**The request**. In the entries below, find the lines with the word "chart" and copy them.

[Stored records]
::::::::::
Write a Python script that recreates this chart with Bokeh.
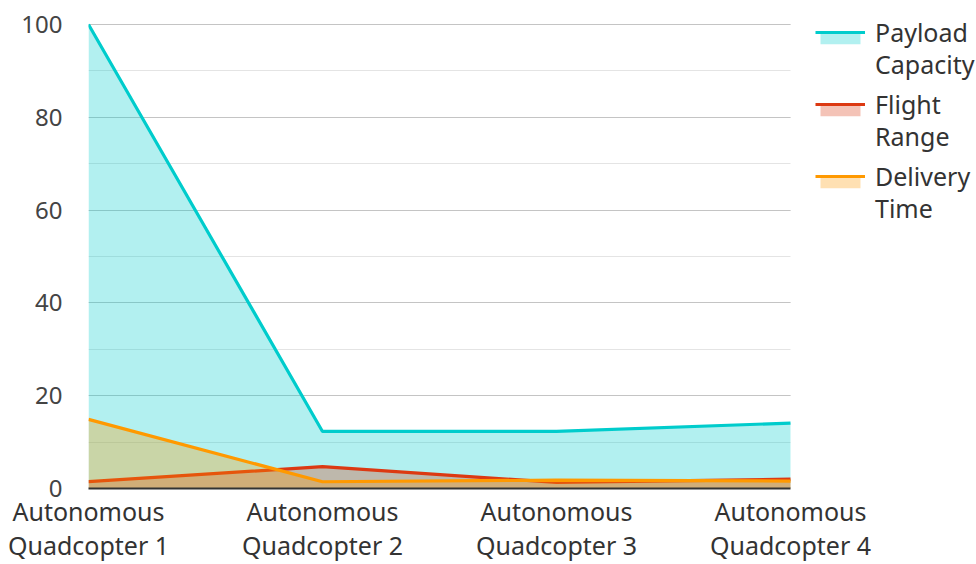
from bokeh.plotting import figure
from bokeh.models import FixedTicker, Legend, LegendItem, SingleIntervalTicker, Range1d
from bokeh.embed import file_html
from bokeh.resources import INLINE

categories = ["Autonomous\nQuadcopter 1", "Autonomous\nQuadcopter 2",
              "Autonomous\nQuadcopter 3", "Autonomous\nQuadcopter 4"]
payload = [100, 12.3, 12.3, 14.1]
flight = [1.5, 4.7, 1.3, 2.0]
delivery = [14.9, 1.45, 1.8, 1.6]
label_first = ["Payload", "Flight", "Delivery"]
label_second = ["Capacity", "Range", "Time"]
colors = ["#00cccc", "#dc3912", "#ff9900"]

xs = list(range(len(categories)))

# pixel geometry
W, H = 976, 564
FL, FR = 88, 976          # frame left / right
X_LAST = 790              # pixel of last category
Y0, Y100 = 489, 24        # pixel of value 0 and 100
FT = 4                    # frame top
n = len(categories) - 1
x_end = n * (FR - FL) / (X_LAST - FL)
y_end = 100 + (Y100 - FT) * 100 / (Y0 - Y100)

p = figure(width=W, height=H, output_backend="svg", toolbar_location=None,
           x_range=Range1d(0, x_end), y_range=Range1d(0, y_end),
           min_border_left=FL, min_border_right=W - FR, min_border_top=FT,
           min_border_bottom=H - Y0)
p.outline_line_color = None
p.background_fill_color = "white"
p.border_fill_color = "white"

areas, lines, dummies = [], [], []
for vals, c in zip([payload, flight, delivery], colors):
    areas.append(p.varea(x=xs, y1=[0] * len(xs), y2=vals, fill_color=c, fill_alpha=0.3))
    lines.append(p.line(x=xs, y=vals, line_color=c, line_width=3.2))
    dummies.append(p.line(x=[], y=[], line_alpha=0))

LX = 815 - FL
ROW_H = 34
GAP = 38
LEG_H = 3 * ROW_H + 2 * GAP
common = dict(margin=0, padding=0, label_text_font="Noto Sans",
              label_text_font_size="25px", label_text_color="#333333",
              glyph_width=50, label_standoff=10, label_height=ROW_H,
              spacing=GAP, border_line_color=None, background_fill_alpha=0)

def bottom_for(center_y):
    top = center_y - ROW_H / 2
    return (Y0 - top) - LEG_H

legend_patch = Legend(items=[LegendItem(label=" ", renderers=[a]) for a in areas],
                      location=(LX, bottom_for(39)), glyph_height=13, **common)
legend_line = Legend(items=[LegendItem(label=t, renderers=[l]) for t, l in zip(label_first, lines)],
                     location=(LX, bottom_for(33)), glyph_height=14, **common)
legend_second = Legend(items=[LegendItem(label=t, renderers=[d]) for t, d in zip(label_second, dummies)],
                       location=(LX, bottom_for(65)), glyph_height=14, **common)
p.add_layout(legend_patch)
p.add_layout(legend_line)
p.add_layout(legend_second)

p.yaxis.ticker = SingleIntervalTicker(interval=20, num_minor_ticks=2)
p.ygrid.grid_line_color = "#c4c4c4"
p.ygrid.grid_line_width = 1
p.ygrid.minor_grid_line_color = "#e4e4e4"
p.ygrid.cross_bounds = (0, n)
p.xgrid.grid_line_color = None

p.yaxis.axis_line_color = None
p.yaxis.major_tick_line_color = None
p.yaxis.minor_tick_line_color = None
p.yaxis.major_tick_out = 0
p.yaxis.major_label_standoff = 22
p.yaxis.major_label_text_font = "Noto Sans"
p.yaxis.major_label_text_font_size = "24px"
p.yaxis.major_label_text_color = "#444444"

p.xaxis.ticker = FixedTicker(ticks=xs)
p.xaxis.bounds = (0, n)
p.xaxis.major_label_overrides = {i: c for i, c in zip(xs, categories)}
p.xaxis.axis_line_color = "#333333"
p.xaxis.axis_line_width = 2
p.xaxis.major_tick_line_color = None
p.xaxis.minor_tick_line_color = None
p.xaxis.major_tick_out = 0
p.xaxis.major_label_standoff = 5
p.xaxis.major_label_text_line_height = 1.0
p.xaxis.major_label_text_font = "Noto Sans"
p.xaxis.major_label_text_font_size = "25px"
p.xaxis.major_label_text_color = "#333333"

open("out.html", "w").write(file_html(p, INLINE))
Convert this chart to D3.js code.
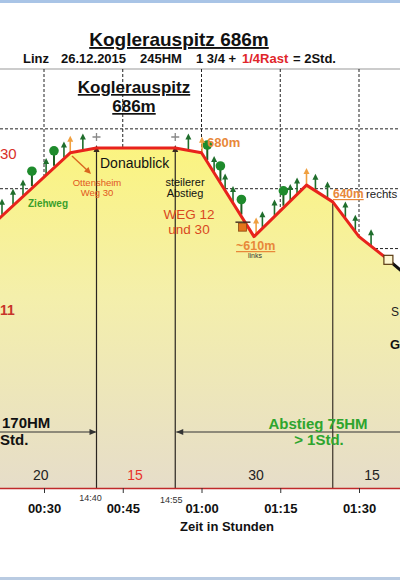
::::::::::
**The result**.
Write a Python script that recreates this chart with Bokeh.
Convert this chart to D3.js code.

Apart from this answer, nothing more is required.